Attorno all’Olio, raggiunto e vivificato dalla potenza dello Spirito, reso materia efficace per l’evento sacramentale, lasciamo che si ravvivi l’adesione di fede e di amore che la Chiesa di Volterra dà al suo Signore Risorto; che si ridesti l’impegno generoso dei laici a confessare e testimoniare Cristo nel mondo, nelle difficili vicende della vita; che risplenda la testimonianza dei Religiosi e delle Religiose che ci richiamano all’assolutezza di Dio, alla decisività del Suo amore, al primato del Regno che vale più della vita; attorno a quest’olio lasciamo che si rinsaldi il vincolo dell’unità presbiterale con l’abbondanza, la dolcezza e la gioia dell’olio profumato che scende sul capo e sulle vesti di Aronne; che si intensifichi il legame sacramentale ed umano con la persona del Vescovo, fatto di comprensione, di stima, di misericordia reciproca.

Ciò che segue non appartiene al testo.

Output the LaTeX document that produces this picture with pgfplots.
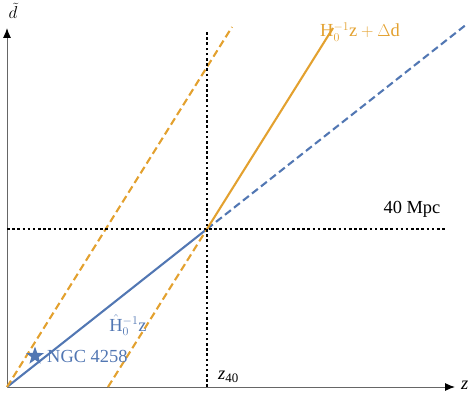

Senza questa vicendevole misericordia, senza questo reciproco farci Grazia, l’essere vicini diventa un inferno, il collaborare una condanna, le risorse dell’altro una nube sul mio cielo, l’autorità l’origine di tutti i mali e la discarica di tutte le colpe, la stessa amicizia e le affinità di carattere presto s’inacidiscono o si affossano nella sopportazione e nella rassegnazione reciproca.
“Lo Spirito… mi ha consacrato con l’unzione e mi ha inviato… a proclamare un anno di Grazia da parte del Signore”.
L’olio fluente che torna ancora a sgorgare dal costato glorioso di Cristo, dall’antico olivo della Chiesa Madre, adombrata nelle antiche pietre di questa Cattedrale, si ramifichi ora in mille e mille rivoli, attraverso il ministero dei Presbiteri, e raggiunga le nostre Comunità Parrocchiali, le nostre famiglie, le persone per sanare, ravvivare, risplendere. Che la forza silente e fluente dell’olio accenda nella nostra Chiesa, nella nostra vita, la gioia del Giubileo messianico, dell’anno di Grazia, la gioia del Regno.